Rabold got his start at the age of 19 when he hooked up with Widespread Panic, working a few tours with no specific role. “I did everything from sell T-shirts to load the truck. I was in heaven,” he notes, and it spurred him to focus on a career in audio. He attended Middle Tennessee State University and also took any mixing gig available, served as a stagehand, and worked at Soundcheck rehearsal studios in Nashville. His path eventually led back to Widespread Panic, who he mixed for more than a decade.

“I spent 11 incredible years with them, and also mixed whatever else I could during their downtime,” he says. “At a certain point I found myself in the pop world and have been doing mainly that for the past few years.” This includes stints with Beyonce and Lady Gaga, and when the latter’s latest tour was unexpectedly cut short, he got a call from Chesney production manager Ed Wannebo.

Chris Rabold at his Midas PRO9 console at front of house. (click to enlarge)

“I was told coming into this gig that Kenny wanted a big sound, a rockin’ sound with big guitars and what-not,” Rabold says. “Even if I hadn’t been told that, the musical design of the show just begs for it. There’s a whole lot more of a rock feel then I would have expected, as well as some down-tempo stuff and a few songs that flirt with traditional country arrangements, but for the most parts its just a fairly sizeable band going at it with Kenny running around right there with them all night.

“I just went whichever way I thought the music wanted to go, and it worked out really well,” he continues. “Kenny gives me all the vocal I need too, so fitting his vocal on top was pretty easy from the beginning. I really believe that whatever the gig, whatever the genre, if you just focus and listen to what you’re being given, the music will let you know how it needs to be mixed.”

His outboard rack is relatively sparse, chosen for select purposes to augment what he’s able to do with the console’s onboard dynamics and effects. Mainstays are an Empirical Labs Distressor, Fatso, and Derresser, as well as API 2500 stereo compressors, and an SPL Transient Designer. “By far, the coolest piece of gear I’ve stumbled upon lately is the Sonic Farm Creamliner,” he adds. “It’s a tube-based processor that gives some extra weight and muscle to my stereo bus. It’s one of those ‘you have to use it to understand’ pieces.”
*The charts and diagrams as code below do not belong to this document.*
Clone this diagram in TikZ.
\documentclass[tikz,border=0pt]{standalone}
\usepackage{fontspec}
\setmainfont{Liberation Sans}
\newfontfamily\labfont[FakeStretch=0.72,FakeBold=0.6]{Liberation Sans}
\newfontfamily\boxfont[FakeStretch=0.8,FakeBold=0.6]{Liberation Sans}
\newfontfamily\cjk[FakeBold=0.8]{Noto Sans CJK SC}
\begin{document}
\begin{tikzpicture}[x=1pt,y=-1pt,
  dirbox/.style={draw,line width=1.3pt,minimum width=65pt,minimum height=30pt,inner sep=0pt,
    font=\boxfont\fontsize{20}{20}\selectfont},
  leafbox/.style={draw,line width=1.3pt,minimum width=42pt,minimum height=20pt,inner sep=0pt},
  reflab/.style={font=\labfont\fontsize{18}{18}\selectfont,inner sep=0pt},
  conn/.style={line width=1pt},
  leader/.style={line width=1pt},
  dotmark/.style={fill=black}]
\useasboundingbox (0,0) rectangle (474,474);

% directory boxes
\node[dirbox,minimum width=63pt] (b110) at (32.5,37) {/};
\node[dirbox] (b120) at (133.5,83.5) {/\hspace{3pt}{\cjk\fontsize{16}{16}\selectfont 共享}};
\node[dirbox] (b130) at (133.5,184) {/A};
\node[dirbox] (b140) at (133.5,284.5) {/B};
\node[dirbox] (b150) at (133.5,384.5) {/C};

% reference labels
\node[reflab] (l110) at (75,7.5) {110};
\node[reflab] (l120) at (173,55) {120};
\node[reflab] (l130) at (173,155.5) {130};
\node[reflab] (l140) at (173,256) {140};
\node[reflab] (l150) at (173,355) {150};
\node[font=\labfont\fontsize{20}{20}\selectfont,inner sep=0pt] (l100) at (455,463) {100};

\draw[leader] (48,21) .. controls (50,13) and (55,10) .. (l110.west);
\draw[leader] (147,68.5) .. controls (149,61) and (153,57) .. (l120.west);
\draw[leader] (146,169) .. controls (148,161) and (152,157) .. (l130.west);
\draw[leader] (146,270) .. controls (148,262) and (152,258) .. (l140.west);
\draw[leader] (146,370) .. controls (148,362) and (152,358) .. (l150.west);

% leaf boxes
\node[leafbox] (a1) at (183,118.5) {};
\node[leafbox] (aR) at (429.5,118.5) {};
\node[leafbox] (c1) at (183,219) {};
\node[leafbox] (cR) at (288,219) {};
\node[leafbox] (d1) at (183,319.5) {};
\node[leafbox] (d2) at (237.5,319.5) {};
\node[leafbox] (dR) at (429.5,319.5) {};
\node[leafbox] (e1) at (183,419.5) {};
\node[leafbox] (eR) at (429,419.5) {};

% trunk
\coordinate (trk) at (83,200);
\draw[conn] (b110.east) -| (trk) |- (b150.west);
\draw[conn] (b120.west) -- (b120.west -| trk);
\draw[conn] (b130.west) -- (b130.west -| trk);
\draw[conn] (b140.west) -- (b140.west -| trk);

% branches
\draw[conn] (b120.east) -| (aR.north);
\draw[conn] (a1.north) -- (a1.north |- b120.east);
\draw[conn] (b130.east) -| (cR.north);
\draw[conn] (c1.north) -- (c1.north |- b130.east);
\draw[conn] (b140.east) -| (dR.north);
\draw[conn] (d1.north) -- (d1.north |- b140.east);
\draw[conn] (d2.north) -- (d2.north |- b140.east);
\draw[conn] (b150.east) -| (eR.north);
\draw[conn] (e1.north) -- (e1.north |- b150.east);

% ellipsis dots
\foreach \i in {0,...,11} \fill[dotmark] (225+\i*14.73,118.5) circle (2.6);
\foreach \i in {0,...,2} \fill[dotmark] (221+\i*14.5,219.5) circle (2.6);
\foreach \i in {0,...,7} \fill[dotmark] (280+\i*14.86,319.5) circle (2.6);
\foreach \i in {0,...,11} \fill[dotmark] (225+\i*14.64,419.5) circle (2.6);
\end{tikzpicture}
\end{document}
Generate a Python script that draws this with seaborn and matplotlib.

A percpective of the stage and arrays in Columbus. Photo by Steve Jennings

Also in the rack is a Neve Designs 5045 primary source enhancer from Yamaha that’s impressed both Mills and Rabold. Essentially, the unit is designed to reduce stray noise that can compromise vocals.

“It stays parked on Wyatt’s vocal, Kenny’s primary backing vocal, and I’ll use it when needed on Kenny himself,” Rabold states. “It’s just a useful problem-solver of a unit. It takes the input signal and splits it into parallel paths. Those paths sum at the output. The trick is that the two paths are out of phase with one another until the signal level crosses a user determined threshold. Think of it like a gate with a really cool way of achieving the gating!

“A vocal mic can sit there amidst all kinds of stage volume and crowd noise and you’ll never hear it open until the vocalists give you the input you want, assuming, of course, their singing creates a level great enough. It’s a threshold dependant process, and it’s not a magic box by any means, but it’s a damn witty way of achieving what it sets out to do.”